▸ **Exercise**: Keep only the lines where "that" appears.

▸ **Extracted data**:
====
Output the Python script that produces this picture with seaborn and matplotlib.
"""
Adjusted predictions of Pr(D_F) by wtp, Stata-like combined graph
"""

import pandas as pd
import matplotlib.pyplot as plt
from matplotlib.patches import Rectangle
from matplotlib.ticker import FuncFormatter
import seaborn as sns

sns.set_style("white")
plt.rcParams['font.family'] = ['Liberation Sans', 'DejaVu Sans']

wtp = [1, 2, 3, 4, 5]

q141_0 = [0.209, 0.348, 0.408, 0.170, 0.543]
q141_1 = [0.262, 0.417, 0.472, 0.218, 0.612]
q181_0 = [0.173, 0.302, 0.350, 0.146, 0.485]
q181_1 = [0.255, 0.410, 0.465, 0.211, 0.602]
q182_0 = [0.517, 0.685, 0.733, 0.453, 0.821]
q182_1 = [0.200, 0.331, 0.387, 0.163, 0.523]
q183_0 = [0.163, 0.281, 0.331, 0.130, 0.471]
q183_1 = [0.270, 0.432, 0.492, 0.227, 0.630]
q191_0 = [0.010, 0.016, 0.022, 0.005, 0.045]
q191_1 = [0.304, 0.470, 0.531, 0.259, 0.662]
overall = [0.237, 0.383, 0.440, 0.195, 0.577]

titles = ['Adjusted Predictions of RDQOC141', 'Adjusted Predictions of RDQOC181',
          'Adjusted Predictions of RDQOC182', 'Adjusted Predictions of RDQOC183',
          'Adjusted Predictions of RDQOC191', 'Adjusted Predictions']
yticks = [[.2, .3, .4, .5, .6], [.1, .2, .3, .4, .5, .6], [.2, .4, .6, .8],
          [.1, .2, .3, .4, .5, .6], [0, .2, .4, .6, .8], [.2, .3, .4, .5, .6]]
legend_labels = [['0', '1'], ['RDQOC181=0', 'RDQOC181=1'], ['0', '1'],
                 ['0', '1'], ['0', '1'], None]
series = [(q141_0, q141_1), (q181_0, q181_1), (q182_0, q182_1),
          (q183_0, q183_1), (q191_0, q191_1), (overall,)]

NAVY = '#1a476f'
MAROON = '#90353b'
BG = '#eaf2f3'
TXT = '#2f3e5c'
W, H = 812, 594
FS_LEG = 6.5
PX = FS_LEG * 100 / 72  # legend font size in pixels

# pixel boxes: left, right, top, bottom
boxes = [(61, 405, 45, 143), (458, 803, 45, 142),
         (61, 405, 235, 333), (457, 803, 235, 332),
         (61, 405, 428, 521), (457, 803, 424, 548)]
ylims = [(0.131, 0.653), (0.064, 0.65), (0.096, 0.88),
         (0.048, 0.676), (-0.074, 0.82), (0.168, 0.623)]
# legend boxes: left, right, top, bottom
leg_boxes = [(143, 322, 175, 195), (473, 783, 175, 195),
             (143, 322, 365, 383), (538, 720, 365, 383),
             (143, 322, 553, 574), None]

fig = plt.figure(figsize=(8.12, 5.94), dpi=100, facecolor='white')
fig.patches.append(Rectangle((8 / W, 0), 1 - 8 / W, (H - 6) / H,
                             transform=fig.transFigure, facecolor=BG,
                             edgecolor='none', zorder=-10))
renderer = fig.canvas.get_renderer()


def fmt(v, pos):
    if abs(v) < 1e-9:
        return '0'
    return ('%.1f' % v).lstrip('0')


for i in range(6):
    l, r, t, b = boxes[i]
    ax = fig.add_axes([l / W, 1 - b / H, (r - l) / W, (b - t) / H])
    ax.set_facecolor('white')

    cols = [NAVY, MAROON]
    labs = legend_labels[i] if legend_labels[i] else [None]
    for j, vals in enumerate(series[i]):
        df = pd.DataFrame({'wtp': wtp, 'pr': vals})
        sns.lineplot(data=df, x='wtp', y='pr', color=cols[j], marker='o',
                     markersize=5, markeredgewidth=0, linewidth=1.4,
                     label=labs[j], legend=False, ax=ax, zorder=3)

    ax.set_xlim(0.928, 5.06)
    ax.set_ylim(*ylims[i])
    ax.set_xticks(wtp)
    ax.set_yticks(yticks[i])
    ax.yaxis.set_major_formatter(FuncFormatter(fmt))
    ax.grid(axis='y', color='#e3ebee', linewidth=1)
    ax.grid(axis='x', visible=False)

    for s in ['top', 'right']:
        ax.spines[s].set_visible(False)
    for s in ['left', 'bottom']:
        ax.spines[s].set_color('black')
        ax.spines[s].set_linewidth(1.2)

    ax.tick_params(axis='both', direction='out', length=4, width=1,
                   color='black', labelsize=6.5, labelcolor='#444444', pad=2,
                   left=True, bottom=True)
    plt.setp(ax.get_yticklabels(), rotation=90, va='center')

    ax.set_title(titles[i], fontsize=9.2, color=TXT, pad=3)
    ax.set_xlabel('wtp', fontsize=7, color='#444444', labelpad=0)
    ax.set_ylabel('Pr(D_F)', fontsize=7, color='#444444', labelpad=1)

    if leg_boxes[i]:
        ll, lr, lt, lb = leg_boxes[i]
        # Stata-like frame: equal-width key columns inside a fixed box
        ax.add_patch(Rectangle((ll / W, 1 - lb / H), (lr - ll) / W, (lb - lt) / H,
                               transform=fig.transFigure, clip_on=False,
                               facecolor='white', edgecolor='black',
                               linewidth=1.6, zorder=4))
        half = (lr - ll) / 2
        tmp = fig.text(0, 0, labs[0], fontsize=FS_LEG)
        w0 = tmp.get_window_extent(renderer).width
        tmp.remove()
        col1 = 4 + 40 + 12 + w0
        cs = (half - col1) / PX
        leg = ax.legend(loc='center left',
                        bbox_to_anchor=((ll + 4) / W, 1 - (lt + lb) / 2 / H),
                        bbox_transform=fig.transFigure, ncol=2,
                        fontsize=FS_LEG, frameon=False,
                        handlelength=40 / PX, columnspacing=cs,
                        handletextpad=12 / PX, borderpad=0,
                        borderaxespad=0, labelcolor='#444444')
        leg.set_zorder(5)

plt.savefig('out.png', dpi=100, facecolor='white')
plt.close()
====
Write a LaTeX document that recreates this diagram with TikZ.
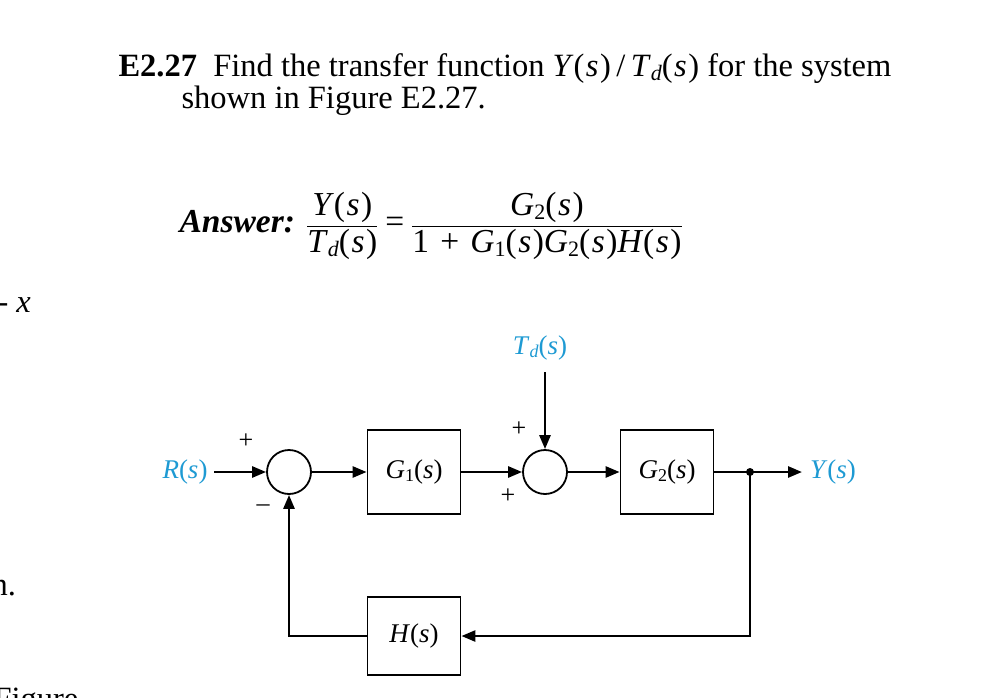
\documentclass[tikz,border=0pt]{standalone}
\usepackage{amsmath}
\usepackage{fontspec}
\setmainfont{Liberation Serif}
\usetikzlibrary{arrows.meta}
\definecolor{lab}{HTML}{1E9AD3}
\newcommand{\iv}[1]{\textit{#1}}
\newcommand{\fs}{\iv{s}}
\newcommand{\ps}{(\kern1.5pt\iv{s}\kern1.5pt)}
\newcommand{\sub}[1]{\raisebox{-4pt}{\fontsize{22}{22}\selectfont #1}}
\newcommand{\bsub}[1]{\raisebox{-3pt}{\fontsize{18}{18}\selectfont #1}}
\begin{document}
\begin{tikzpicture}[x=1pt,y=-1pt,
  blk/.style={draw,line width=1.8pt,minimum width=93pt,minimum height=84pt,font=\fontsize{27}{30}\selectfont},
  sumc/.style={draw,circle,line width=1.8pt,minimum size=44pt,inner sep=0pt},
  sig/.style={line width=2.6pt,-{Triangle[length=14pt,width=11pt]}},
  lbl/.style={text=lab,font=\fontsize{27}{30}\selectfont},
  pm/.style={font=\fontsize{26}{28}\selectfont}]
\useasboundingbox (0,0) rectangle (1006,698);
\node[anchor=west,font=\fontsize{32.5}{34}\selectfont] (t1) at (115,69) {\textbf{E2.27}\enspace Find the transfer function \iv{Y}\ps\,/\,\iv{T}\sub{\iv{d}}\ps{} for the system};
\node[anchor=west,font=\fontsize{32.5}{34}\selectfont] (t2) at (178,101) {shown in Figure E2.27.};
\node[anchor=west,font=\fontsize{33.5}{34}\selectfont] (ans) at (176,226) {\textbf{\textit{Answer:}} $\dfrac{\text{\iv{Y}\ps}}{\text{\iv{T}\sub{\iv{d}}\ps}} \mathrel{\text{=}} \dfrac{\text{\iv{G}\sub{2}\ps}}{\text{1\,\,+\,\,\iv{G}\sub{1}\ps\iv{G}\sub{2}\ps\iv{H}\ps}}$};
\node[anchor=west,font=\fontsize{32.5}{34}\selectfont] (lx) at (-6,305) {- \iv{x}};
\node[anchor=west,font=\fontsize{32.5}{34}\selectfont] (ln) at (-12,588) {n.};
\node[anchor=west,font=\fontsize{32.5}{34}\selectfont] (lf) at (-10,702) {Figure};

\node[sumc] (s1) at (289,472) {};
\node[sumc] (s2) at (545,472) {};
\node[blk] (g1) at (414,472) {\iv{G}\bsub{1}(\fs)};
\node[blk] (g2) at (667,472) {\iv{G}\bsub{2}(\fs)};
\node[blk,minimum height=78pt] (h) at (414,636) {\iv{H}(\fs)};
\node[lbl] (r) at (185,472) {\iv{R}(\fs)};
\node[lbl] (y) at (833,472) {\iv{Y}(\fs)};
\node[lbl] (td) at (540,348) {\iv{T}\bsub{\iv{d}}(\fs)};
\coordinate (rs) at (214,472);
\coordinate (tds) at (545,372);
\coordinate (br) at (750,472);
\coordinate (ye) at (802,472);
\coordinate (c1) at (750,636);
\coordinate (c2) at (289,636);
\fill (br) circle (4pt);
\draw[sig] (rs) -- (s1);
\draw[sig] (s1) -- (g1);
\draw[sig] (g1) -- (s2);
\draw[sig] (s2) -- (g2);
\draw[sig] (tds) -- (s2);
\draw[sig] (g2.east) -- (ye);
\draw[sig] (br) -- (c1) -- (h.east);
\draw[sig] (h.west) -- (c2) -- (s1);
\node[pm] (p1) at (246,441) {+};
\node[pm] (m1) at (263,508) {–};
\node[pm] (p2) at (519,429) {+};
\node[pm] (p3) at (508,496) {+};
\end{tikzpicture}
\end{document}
====
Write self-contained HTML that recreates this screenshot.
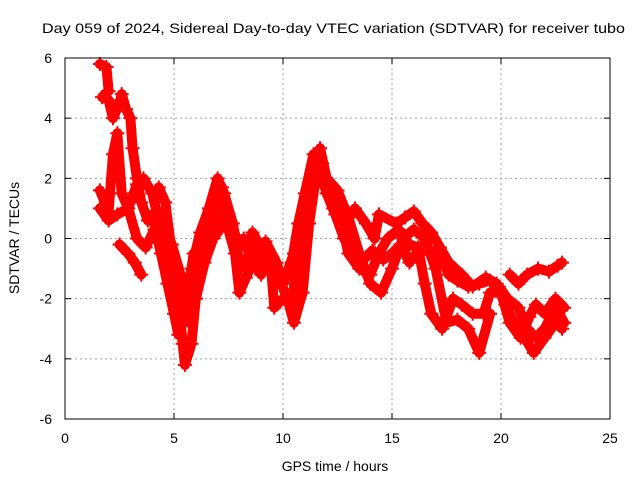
====
▸ **Answer**:
Output the Python script that produces this picture with seaborn and matplotlib.
Write a LaTeX document that recreates this diagram with TikZ.
Write self-contained HTML that recreates this screenshot.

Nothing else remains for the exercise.